Nicht alle Tänze mache ich mit Moritz gemeinsam. Ich habe auch meine Solo-Einlagen. Wenn ich mit ihm spazieren gehe, wenn wir mit ihm Freunde besuchen oder Gäste haben, verfalle ich sehr schnell in den verbalen Moritz-Walzer. Immer im Dreivierteltakt! Achten Sie auf den Refrain.

„Er hat dir bei der Begrüßung das gute Kaffeeservice vom Tisch gewedelt, obwohl du alles schon in die Mitte gestellt hast? – Tut mir leid.“

„Er hat den Grill umgeworfen und alle Würstchen einmal angeleckt? – Tut mir leid.“

„Er hat in eurem Gartenteich gebadet, nun sind Wasser und alle Fische draußen und nur der Hund ist noch drin? – Tut mir leid.“

„Er steht auf Ihrem kleinen Hund? – Das tut mir wirklich sehr, sehr leid, würden Sie mir nur rasch sagen, mit welcher Pfote?“


Abschlussball

Irgendwie hat mich Moritz schon intensiv auf seinen Rhythmus eingestimmt. Ich mag Leute, die ihn mögen. Es gibt wirklich nette Menschen, solche mit Hunden (auch mit kleinen Hunden) und solche ohne Hunde, die vor Freude juchzen, wenn sie seiner ansichtig werden und uns mit den Worten begrüßen: „Was für ein wunderbarer Bär!
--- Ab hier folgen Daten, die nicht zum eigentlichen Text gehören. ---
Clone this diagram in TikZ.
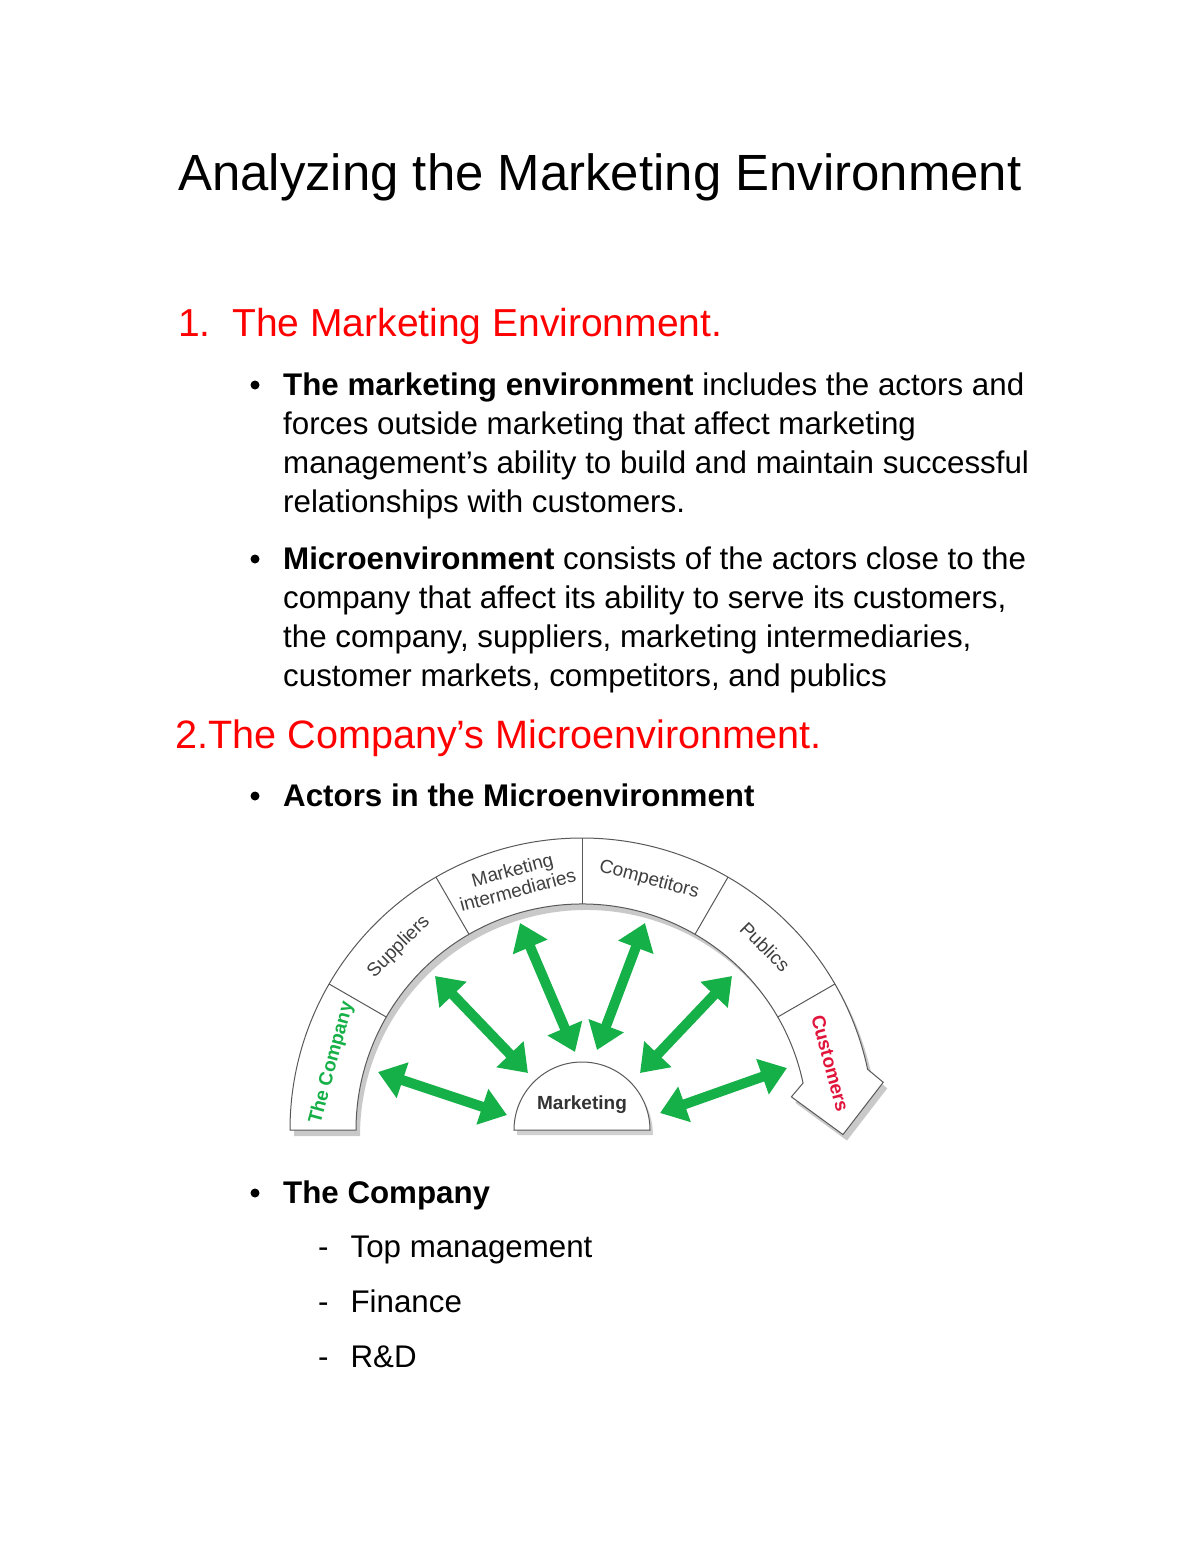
\documentclass[tikz,border=0pt]{standalone}
\usepackage{fontspec}
\setmainfont{Liberation Sans}
\usetikzlibrary{arrows.meta,shadows}
\definecolor{arrowgreen}{RGB}{22,176,72}
\definecolor{custred}{RGB}{225,20,60}
\definecolor{headred}{RGB}{255,0,0}
\tikzset{
  body/.style={anchor=base west,inner sep=0pt,font=\fontsize{31.3}{36}\selectfont},
  head/.style={anchor=base west,inner sep=0pt,text=headred,font=\fontsize{39}{46}\selectfont},
  bul/.style={circle,fill=black,inner sep=0pt,minimum size=9pt},
  seglabel/.style={font=\fontsize{19}{21}\selectfont,text=black!75,align=center,inner sep=0pt},
  band/.style={fill=white,draw=black!65,line width=1pt},
  garrow/.style={draw=arrowgreen,line width=10pt,{Triangle[width=36pt,length=26pt]}-{Triangle[width=36pt,length=26pt]}},
}
\begin{document}
\begin{tikzpicture}[x=1pt,y=1pt]
\useasboundingbox (0,0) rectangle (1200,-1553);
\fill[white] (0,0) rectangle (1200,-1553);
\node[anchor=base west,inner sep=0pt,font=\fontsize{50.9}{60}\selectfont] (title) at (178,-190) {Analyzing the Marketing Environment};
\node[head] (h1) at (178,-336) {1.\ \ The Marketing Environment.};
\node[bul] (b1) at (255,-385) {};
\node[body] (l1) at (283,-395) {\textbf{The marketing environment} includes the actors and};
\node[body] (l2) at (283,-434) {forces outside marketing that affect marketing};
\node[body] (l3) at (283,-473) {management’s ability to build and maintain successful};
\node[body] (l4) at (283,-512) {relationships with customers.};
\node[bul] (b2) at (255,-559) {};
\node[body] (l5) at (283,-569) {\textbf{Microenvironment} consists of the actors close to the};
\node[body] (l6) at (283,-608) {company that affect its ability to serve its customers,};
\node[body] (l7) at (283,-647) {the company, suppliers, marketing intermediaries,};
\node[body] (l8) at (283,-686) {customer markets, competitors, and publics};
\node[head,font=\fontsize{39.6}{46}\selectfont] (h2) at (175,-748) {2.The Company’s Microenvironment.};
\node[bul] (b3) at (255,-796) {};
\node[body] (l9) at (283,-806) {\textbf{Actors in the Microenvironment}};
\node[bul] (b4) at (255,-1193) {};
\node[body] (l10) at (283,-1203) {\textbf{The Company}};
\node[body] (d1) at (318,-1257) {-\hspace{22pt}Top management};
\node[body] (d2) at (318,-1312) {-\hspace{22pt}Finance};
\node[body] (d3) at (318,-1367) {-\hspace{22pt}R\&D};
\begin{scope}[shift={(582,-1130)}]
  \path[band,drop shadow={shadow xshift=4pt,shadow yshift=-6pt,opacity=0.35,fill=black!60}]
    (180:226) -- (180:292) arc[start angle=180,end angle=12,radius=292]
    -- (9:305) -- (-1:261) -- (9:212) -- (12:226)
    arc[start angle=12,end angle=180,radius=226] -- cycle;
  \foreach \a in {150,120,90,60,30} \draw[black!65,line width=1pt] (\a:226) -- (\a:292);
  \node[seglabel,rotate=75,text=arrowgreen,font=\bfseries\fontsize{19}{21}\selectfont] (comp) at (165:259) {The Company};
  \node[seglabel,rotate=45] (supp) at (135:259) {Suppliers};
  \node[seglabel,rotate=15] (mi) at (105:259) {Marketing\\intermediaries};
  \node[seglabel,rotate=-15] (cmp) at (75:259) {Competitors};
  \node[seglabel,rotate=-45] (pub) at (45:259) {Publics};
  \node[seglabel,rotate=-75,text=custred,font=\bfseries\fontsize{19}{21}\selectfont] (cust) at (15:257) {Customers};
  \path[band,drop shadow={shadow xshift=3pt,shadow yshift=-5pt,opacity=0.3,fill=black!60}]
    (-68,0) arc[start angle=180,end angle=0,radius=68] -- cycle;
  \node[font=\bfseries\fontsize{19}{21}\selectfont,text=black!80] (mkt) at (0,25) {Marketing};
\end{scope}
\coordinate (a1s) at (378,-1072); \coordinate (a1e) at (507,-1115);
\coordinate (a2s) at (435,-976);  \coordinate (a2e) at (528,-1073);
\coordinate (a3s) at (520,-923);  \coordinate (a3e) at (575,-1052);
\coordinate (a4s) at (645,-923);  \coordinate (a4e) at (597,-1050);
\coordinate (a5s) at (732,-976);  \coordinate (a5e) at (640,-1073);
\coordinate (a6s) at (787,-1068); \coordinate (a6e) at (660,-1113);
\foreach \i in {1,...,6} \draw[garrow] (a\i s) -- (a\i e);
\end{tikzpicture}
\end{document}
Darf ich den mal streicheln?“

Und der schönste Satz, den mir jemand im Hinblick auf Moritz sagen kann, ist folgender, geäußert mit fröhlichem Gesicht während des Begrüßungs-Cha-Chas – und damit sind wir wieder am Anfang! Sie erinnern sich: dieser Satz, als Sie Moritz und mir begegnet sind und Sie sagten: „Aber das macht doch gar nichts!“

Dann brauche ich keinen Moritz-Walzer mehr, keinen Samba und keinen Cha-Cha-Cha. Dann lasse ich die Leine locker, Sie dürfen ihn ausgiebig streicheln, er freut sich über Sie, Sie freuen sich über ihn, und ich freue mich von Herzen, einen so freundlichen großen Hund zu haben. Und achten Sie mal drauf, wenn wir dann weitergehen, Moritz und ich: Die nächsten Schritte sind ganz und gar im Takt. Fast wie beim richtigen Dogdancing.